By this point, I was fairly sure I was dealing with a variant of the teacher scam, but was amused, the same day, to be speaking with a conductor friend and mentioning this almost-certain scam. “What was the fee?” my conductor friend asked. I told him it was for $1,500. “And it came from Betty Garner?” he asked. I expressed surprise that the same scammer had targeted him. “She offered me that fee for a full symphony orchestra,” he dryly responded.

So, certain of this being a scam, I decided to play along to see how “Betty Garner” would proceed. Sure enough, she was LASER-focused on my having a chauffeur – what sort of Artiste would I be if I didn’t, after all?! – and, sure enough, she sent both a check and a contract. The contract was remarkable for both its overall brevity, its total silence regarding anything to do with the actual supposed event other than the date and location, and the disproportionally huge emphasis – over a paragraph long – devoted to chauffeur issues. The check was a curious matter. She asked for my bank name (utterly irrelevant, of course, for receiving a check) and I gave the name of a bank at which I have no accounts, of course. The check she then sent was
a) drawn on Citibank and looked fairly legitimate, except
b) featured neither her name, nor the name of her supposed corporate entity, but of some never-before-mentioned organization
c) for $1,000 more than the fee, supposedly as reimbursement for the chauffeur service and flights, etc.
d) AND MOST CURIOUS: already endorsed on the back with an obviously electronic signature.

I did go the extra mile: called my own bank, spoke to the branch manager, whom I know personally, described the situation, and asked if there’s some esoteric way in which, by trying to deposit an already-endorsed, fraudulent check the check’s issuer would be able to withdraw the amount of the check from the account into which one is attempting to deposit said check. My bank branch manager friend asked me to repeat that…

No, as far as the branch manager knows, there’s no way for the fraudulent check to siphon funds from one’s account. And, for what it’s worth, good ol’ “Betty Garner” has since written back asking if I’ve deposited the check. I told her that I sure had (smiley face, smiley face) and that I was waiting for it to clear. Within a day, “Betty” inquired whether the check had cleared – at which I was mildly surprised, as I expected that talk of a check clearing might scare her off – and, when I told her it had, “Betty” provided me with bank routing information for sending the chauffeur service the excess $1,000 so they could arrange my flights and hotels and cars and mink coats and fabulous prizes and….

So, today, I called the bank to which “Betty” was urging me to send my travel stipend. Spoke to their online fraud team. Called the FBI. Spoke to THEIR online fraud team. Long story short? Even with a receiving bank, an account number (which, the bank fraud team reassured me, was too many digits to be one of their numbers), a SWIFT code, a routing number, a bank branch address for the receiving bank, the receiving bank plans on doing precisely nothing. The FBI has an online form to fill out, as a result of which, they’re also going to leap into action and swoop down on the foul criminal…. I’m just messing around. They, too, will do precisely nada.

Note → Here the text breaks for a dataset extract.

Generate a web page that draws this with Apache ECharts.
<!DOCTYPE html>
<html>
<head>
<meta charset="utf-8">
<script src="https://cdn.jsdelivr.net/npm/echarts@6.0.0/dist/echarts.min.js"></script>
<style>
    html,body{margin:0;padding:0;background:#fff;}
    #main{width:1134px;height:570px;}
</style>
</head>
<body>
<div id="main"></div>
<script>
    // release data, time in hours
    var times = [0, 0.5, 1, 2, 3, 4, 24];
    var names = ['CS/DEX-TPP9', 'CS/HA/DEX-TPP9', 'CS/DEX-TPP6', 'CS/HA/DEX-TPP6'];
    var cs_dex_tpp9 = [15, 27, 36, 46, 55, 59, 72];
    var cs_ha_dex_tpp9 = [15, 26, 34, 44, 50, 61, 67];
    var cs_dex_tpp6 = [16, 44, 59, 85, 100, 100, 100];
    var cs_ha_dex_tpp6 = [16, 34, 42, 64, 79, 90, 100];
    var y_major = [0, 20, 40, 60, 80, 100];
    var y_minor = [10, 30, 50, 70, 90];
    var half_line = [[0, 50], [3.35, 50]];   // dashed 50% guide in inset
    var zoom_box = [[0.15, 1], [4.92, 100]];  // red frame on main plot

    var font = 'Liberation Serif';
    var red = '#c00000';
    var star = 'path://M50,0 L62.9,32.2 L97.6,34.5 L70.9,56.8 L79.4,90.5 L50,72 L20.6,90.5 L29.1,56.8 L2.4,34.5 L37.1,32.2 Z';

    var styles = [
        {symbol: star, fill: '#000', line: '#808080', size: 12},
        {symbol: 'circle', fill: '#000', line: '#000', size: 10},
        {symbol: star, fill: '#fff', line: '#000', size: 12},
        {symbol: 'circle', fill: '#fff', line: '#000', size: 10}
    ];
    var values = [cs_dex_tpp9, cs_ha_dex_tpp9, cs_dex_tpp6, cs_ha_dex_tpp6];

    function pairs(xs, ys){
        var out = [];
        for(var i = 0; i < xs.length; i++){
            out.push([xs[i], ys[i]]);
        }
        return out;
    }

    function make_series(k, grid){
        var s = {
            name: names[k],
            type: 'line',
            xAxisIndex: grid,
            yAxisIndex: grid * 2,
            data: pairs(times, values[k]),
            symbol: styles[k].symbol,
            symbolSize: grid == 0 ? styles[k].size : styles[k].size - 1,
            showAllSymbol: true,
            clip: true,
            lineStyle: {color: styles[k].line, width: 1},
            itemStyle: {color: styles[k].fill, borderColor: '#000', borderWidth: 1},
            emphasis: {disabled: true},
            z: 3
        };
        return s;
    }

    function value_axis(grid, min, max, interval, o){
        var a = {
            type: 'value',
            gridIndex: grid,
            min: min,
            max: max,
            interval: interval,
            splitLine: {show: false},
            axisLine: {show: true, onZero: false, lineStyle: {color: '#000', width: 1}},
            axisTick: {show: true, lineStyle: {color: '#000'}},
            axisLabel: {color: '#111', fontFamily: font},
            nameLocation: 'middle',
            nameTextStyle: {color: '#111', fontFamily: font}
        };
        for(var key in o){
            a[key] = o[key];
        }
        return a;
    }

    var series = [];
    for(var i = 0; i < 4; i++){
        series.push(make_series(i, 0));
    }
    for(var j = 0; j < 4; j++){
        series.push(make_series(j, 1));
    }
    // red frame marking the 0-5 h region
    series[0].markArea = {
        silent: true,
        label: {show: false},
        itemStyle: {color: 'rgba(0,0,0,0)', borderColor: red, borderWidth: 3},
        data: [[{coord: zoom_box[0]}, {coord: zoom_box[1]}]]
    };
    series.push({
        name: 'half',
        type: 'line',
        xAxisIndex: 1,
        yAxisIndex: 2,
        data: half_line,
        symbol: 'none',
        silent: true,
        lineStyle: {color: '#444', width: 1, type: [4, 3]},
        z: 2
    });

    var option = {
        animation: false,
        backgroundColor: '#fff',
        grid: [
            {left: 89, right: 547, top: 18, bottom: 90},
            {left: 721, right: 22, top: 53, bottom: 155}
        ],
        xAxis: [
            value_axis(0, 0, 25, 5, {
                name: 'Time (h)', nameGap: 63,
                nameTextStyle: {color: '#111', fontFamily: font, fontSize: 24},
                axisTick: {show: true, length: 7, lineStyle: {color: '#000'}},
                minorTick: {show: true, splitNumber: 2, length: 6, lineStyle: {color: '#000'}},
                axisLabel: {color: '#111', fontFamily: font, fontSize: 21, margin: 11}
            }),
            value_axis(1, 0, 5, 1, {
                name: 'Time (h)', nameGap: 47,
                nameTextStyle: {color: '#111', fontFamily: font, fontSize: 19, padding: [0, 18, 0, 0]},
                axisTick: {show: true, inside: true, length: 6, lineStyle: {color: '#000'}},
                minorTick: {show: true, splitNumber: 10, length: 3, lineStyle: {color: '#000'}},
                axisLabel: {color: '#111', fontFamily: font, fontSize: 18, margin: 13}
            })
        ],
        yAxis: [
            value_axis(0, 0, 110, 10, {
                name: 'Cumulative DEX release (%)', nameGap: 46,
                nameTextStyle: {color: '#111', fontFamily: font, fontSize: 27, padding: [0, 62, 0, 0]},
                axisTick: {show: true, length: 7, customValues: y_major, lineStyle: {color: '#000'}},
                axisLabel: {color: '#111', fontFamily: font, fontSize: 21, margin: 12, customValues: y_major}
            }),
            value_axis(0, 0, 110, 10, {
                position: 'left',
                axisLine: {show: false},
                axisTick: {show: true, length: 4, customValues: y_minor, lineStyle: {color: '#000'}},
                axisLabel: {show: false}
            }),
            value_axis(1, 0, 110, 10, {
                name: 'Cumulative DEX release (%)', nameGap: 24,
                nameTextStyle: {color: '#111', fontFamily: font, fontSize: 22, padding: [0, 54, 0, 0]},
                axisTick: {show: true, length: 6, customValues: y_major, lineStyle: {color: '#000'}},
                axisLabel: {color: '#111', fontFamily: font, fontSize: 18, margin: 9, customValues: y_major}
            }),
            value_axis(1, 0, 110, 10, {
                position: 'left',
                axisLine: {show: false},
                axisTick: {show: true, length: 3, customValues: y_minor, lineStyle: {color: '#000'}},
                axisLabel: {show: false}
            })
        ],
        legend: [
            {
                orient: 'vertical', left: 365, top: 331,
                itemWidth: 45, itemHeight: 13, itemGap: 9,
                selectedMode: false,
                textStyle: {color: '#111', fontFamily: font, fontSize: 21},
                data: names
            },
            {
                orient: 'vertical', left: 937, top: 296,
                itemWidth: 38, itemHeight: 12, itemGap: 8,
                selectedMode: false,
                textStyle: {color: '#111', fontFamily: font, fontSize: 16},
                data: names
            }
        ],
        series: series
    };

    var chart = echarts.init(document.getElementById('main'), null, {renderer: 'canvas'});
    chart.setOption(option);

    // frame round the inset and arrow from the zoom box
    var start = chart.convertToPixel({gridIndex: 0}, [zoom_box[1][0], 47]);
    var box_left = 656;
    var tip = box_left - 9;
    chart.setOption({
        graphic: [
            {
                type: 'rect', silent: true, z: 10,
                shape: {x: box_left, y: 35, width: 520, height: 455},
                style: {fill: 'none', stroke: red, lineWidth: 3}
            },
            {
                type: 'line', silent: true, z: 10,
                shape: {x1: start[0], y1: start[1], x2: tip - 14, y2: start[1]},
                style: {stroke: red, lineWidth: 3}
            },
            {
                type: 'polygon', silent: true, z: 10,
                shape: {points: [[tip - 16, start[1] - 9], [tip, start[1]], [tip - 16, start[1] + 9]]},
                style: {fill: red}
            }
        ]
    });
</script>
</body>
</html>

Which is why these grifting parasites proliferate, of course: because their victims will be too embarrassed to tell their tales, and any retribution, any consequence, will be nonexistent.

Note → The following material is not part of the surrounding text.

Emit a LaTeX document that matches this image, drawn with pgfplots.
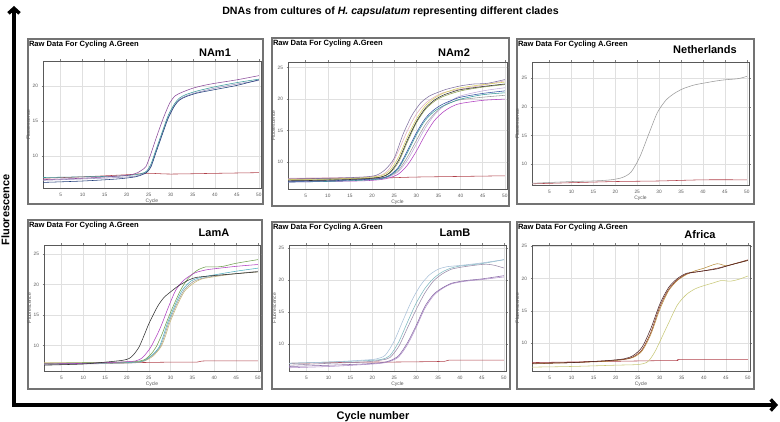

So why, you ask after slogging your way through this long screed, am I even posting this? Well, for one passive reason and one active one. The passive reason is to alert all you lovely people – and ESPECIALLY all you lovely freelancing musicians – to a slightly new variation on an old mini-plague.

But the ACTIVE reason is to solicit the hive-mind wisdom for the best sting for good ol’ Betty. For instance, “she” has asked for my phone number. I intended to supply her with the bank’s online fraud department number (and say that’s my old cell phone) and the FBI’s Washington DC office number, claiming it for my home landline. But can anyone here suggest any fun stuff to do with the bank routing information “Betty” provided to attempt to extract her score? Or some additional mischief, inconceivable to my innocent, pristine, mischief-handicapped mind? (I was never any good with pranks, in case that’s not painfully obvious.)

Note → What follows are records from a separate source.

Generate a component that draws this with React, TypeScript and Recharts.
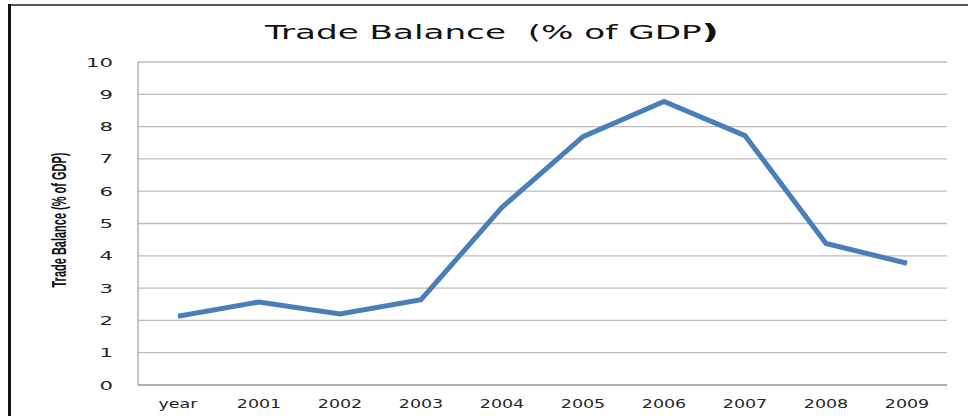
import { LineChart, Line, XAxis, YAxis, CartesianGrid } from 'recharts'

const years = ['year', '2001', '2002', '2003', '2004', '2005', '2006', '2007', '2008', '2009']
const tradeBalance = [2.13, 2.57, 2.2, 2.64, 5.5, 7.69, 8.78, 7.72, 4.38, 3.77]
const yTicks = [0, 1, 2, 3, 4, 5, 6, 7, 8, 9, 10]

const data = years.map((y, i) => ({ year: y, value: tradeBalance[i] }))

const FONT = '"DejaVu Sans", Verdana, sans-serif'

function XTick({ x, y, payload }: any) {
  return (
    <text
      transform={`translate(${x},${y + 23}) scale(1.4,1)`}
      textAnchor="middle"
      fontFamily={FONT}
      fontSize={12.5}
      fill="#262626"
    >
      {payload.value}
    </text>
  )
}

function YTick({ x, y, payload }: any) {
  return (
    <text
      transform={`translate(${x - 25},${y + 4.5}) scale(1.85,1)`}
      textAnchor="end"
      fontFamily={FONT}
      fontSize={11.5}
      fill="#262626"
    >
      {payload.value}
    </text>
  )
}

export default function App() {
  return (
    <div style={{ position: 'absolute', left: 0, top: 0, width: 968, height: 416, background: '#fff' }}>
      <LineChart width={968} height={416} data={data} margin={{ top: 62, right: 21, bottom: 0, left: 78 }}>
        <CartesianGrid vertical={false} stroke="#bdbdbd" strokeWidth={1.3} />
        <XAxis
          dataKey="year"
          height={31}
          padding={{ left: 40, right: 40 }}
          tickLine={false}
          tickSize={0}
          tickMargin={0}
          axisLine={{ stroke: '#a6a6a6', strokeWidth: 1.3 }}
          tick={<XTick />}
          interval={0}
        />
        <YAxis
          width={60}
          domain={[0, 10]}
          ticks={yTicks}
          tickLine={false}
          tickSize={0}
          tickMargin={0}
          axisLine={{ stroke: '#a6a6a6', strokeWidth: 1.3 }}
          tick={<YTick />}
        />
        <Line
          type="linear"
          dataKey="value"
          stroke="#4a7ebb"
          strokeWidth={5}
          dot={false}
          isAnimationActive={false}
        />
      </LineChart>
      <svg
        width={968}
        height={416}
        style={{ position: 'absolute', left: 0, top: 0, pointerEvents: 'none' }}
      >
        <line x1={8} y1={5} x2={968} y2={5} stroke="#555" strokeWidth={2} />
        <line x1={9.5} y1={4} x2={9.5} y2={416} stroke="#111" strokeWidth={3} />
        <text
          transform="translate(492,39) scale(1.8,1)"
          textAnchor="middle"
          fontFamily={FONT}
          fontSize={19}
          fill="#111"
        >
          {'Trade Balance\u00a0\u00a0(% of GDP'}
          <tspan fontWeight="bold" fontSize={21}>)</tspan>
        </text>
        <text
          transform="translate(66,220) scale(1.9,1) rotate(-90)"
          textAnchor="middle"
          fontFamily='"Liberation Sans", Arial, sans-serif'
          fontWeight="bold"
          fontSize={11}
          fill="#111"
        >
          Trade Balance (% of GDP)
        </text>
      </svg>
    </div>
  )
}
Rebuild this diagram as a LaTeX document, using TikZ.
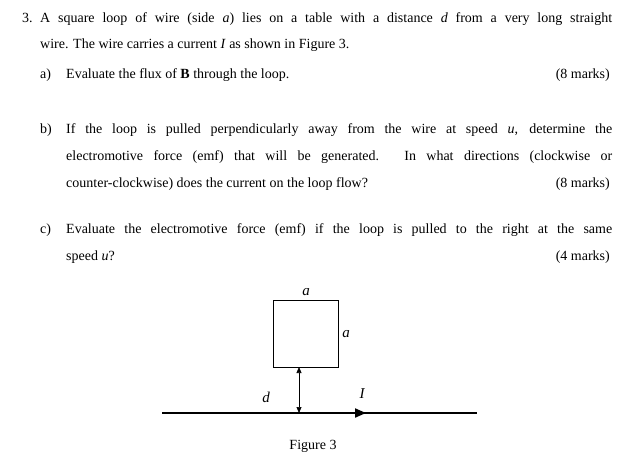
\documentclass[tikz,border=0pt]{standalone}
\usepackage{fontspec}
\setmainfont{Liberation Serif}
\usetikzlibrary{arrows.meta}
\begin{document}
\begin{tikzpicture}[x=1pt,y=-1pt,
  txt/.style={anchor=base west,inner sep=0pt,font=\fontsize{14}{16}\selectfont},
  lbl/.style={inner sep=0pt,font=\fontsize{15}{17}\selectfont\itshape}]
\useasboundingbox (0,0) rectangle (634,466);
\node[txt] (n3) at (22,22) {3.};
\node[txt] (l1) at (40,22) {\makebox[572pt][s]{A square loop of wire (side \textit{a}) lies on a table with a distance \textit{d} from a very long straight}};
\node[txt] (l2) at (40,48) {wire. The wire carries a current \textit{I} as shown in Figure 3.};
\node[txt] (a1) at (40,78) {a)};
\node[txt] (a2) at (66,78) {Evaluate the flux of \textbf{B} through the loop.};
\node[txt,anchor=base east] (a3) at (610,78) {(8 marks)};
\node[txt] (b1) at (40,133) {b)};
\node[txt] (b2) at (66,133) {\makebox[546pt][s]{If the loop is pulled perpendicularly away from the wire at speed \textit{u}, determine the}};
\node[txt] (b3) at (66,160) {\makebox[546pt][s]{electromotive force (emf) that will be generated. In what directions (clockwise or}};
\node[txt] (b4) at (66,187) {counter-clockwise) does the current on the loop flow?};
\node[txt,anchor=base east] (b5) at (610,187) {(8 marks)};
\node[txt] (c1) at (40,233) {c)};
\node[txt] (c2) at (66,233) {\makebox[546pt][s]{Evaluate the electromotive force (emf) if the loop is pulled to the right at the same}};
\node[txt] (c3) at (66,260) {speed \textit{u}?};
\node[txt,anchor=base east] (c4) at (610,260) {(4 marks)};
% figure
\draw[line width=0.8pt] (273,300) rectangle (338,367);
\coordinate (sq) at (299,367);
\coordinate (wl) at (162,413);
\coordinate (wr) at (477,413);
\coordinate (wd) at (299,413);
\draw[line width=2pt] (wl) -- (wr);
\draw[line width=2pt,-{Triangle[length=11pt,width=9pt]}] (wl) -- (366,413);
\draw[line width=0.7pt,{Triangle[length=6pt,width=5pt]}-{Triangle[length=6pt,width=5pt]}] (sq) -- (wd);
\node[lbl] (ta) at (306,292) {a};
\node[lbl] (ra) at (346,334) {a};
\node[lbl] (dl) at (266,397) {d};
\node[lbl] (il) at (362,394) {I};
\node[txt,anchor=center] (fig) at (313,446) {Figure 3};
\end{tikzpicture}
\end{document}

I sit back, veritably wrung out from this Tolstoy-length post and eagerly await all your diabolical plans … (where’s Baldrick when one needs him?)… or any suggestions you have about how to see that “Betty” is expeditiously introduced to the inside of a courtroom.

Replies (6)

October 9, 2025, 8:47 PM · Thank you.Emil. This happened to me several years ago about playing for a fancy wedding in the next county over. I showed it to a more internet savvy friend, who recognized it as a scam. I put it in the spammer folder, deleted it, and forgot about it till just now.
October 9, 2025, 9:34 PM · I recently got a similar email, asking my availability to play at a wedding. The email assured me that I could perform in person or by zoom. I responded with an email pointing out that it sounded like a scam, and asking exactly how one could play at a wedding “by zoom.” No answer, of course.

When I get the teacher scam text, I respond as follows:

Thank you for contacting the FBI fraudulent student department! An agent will be assigned to your case in the next two to three business days.

(Not original; I borrowed this idea from a colleague)


October 9, 2025, 10:04 PM · Be careful about depositing checks. If it comes back to them with your signature, bank name, and account number, they might decide to
have someone fill out a deposit slip and get some cash back from the teller after putting a bad check into the account.

In general, be careful about any info normally printed on your checks and deposit slips.

October 9, 2025, 11:13 PM · I got some of these some years ago, usually asking me to tutor some teenager.

The other thing about depositing a bad check is that some banks, in the past, charged you a fee if someone ELSE's check bounced, not just your own. I'm not sure banks do that any more.

What's more, behind these scam-shops are often horror stories about human trafficking.

October 10, 2025, 1:41 AM · I got one of those music teacher scam attempts by email. At some point in the exchange I asked something like:--"So, you want to send your teenage daughter for a private session with an adult male who you have never met, in another country ?" Silence.
October 10, 2025, 8:32 AM · I have played with scammers by stalling for time before giving them what they want, and meanwhile asking them philosophical questions about ethics and self-respect and what exactly makes a person respectable or good.